The Effect of Carbon–Carbon Double Bonds on the Combustion Chemistry of Small Fatty Acid Esters

Abstract

Abstract Environmentally friendly biodiesel is a mixture of saturated and unsaturated methyl (or ethyl) esters of long-chain fatty acids. To experimentally examine the effect of C=C double bonds on the combustion chemistry of fatty acid esters, low-pressure premixed laminar flames of four small esters have been studied using flame-sampling molecular-beam mass spectrometry.

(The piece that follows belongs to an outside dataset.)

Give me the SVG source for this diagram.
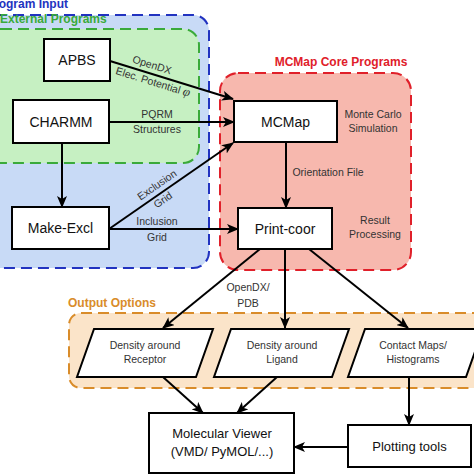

Mole fraction profiles of reactants, products, and well-identified stable and reactive combustion intermediates in flames of the saturated species methyl propanoate (CH3CH2COOCH 3) and its isomer ethyl acetate (CH3COOCH2CH 3) have been compared with results from flames of the unsaturated fuels methyl propenoate (CH2CHCOOCH 3) and vinyl acetate (CH3COOCHCH 2) flames. A total of eight flames have been studied, with two fuel-rich flame conditions investigated (fuel-equivalence ratios φ=1.2 and 1.56) for each fuel. In addition, the underlying oxidation chemistry at these premixed flame conditions has been investigated using a detailed chemical kinetic reaction mechanism, which is largely based on a previously proposed model for saturated esters [B. Yang et al., Phys. Chem. Chem. Phys. 13 (2011) 7205]. The combined results provide a detailed understanding of the similarities and differences between the combustion of saturated vs. unsaturated esters. Meanwhile, the isomeric and stoichiometric effects on their combustion chemistry are also addressed. In this paper, experimental and modeling details are discussed with a special focus on the different reaction pathways.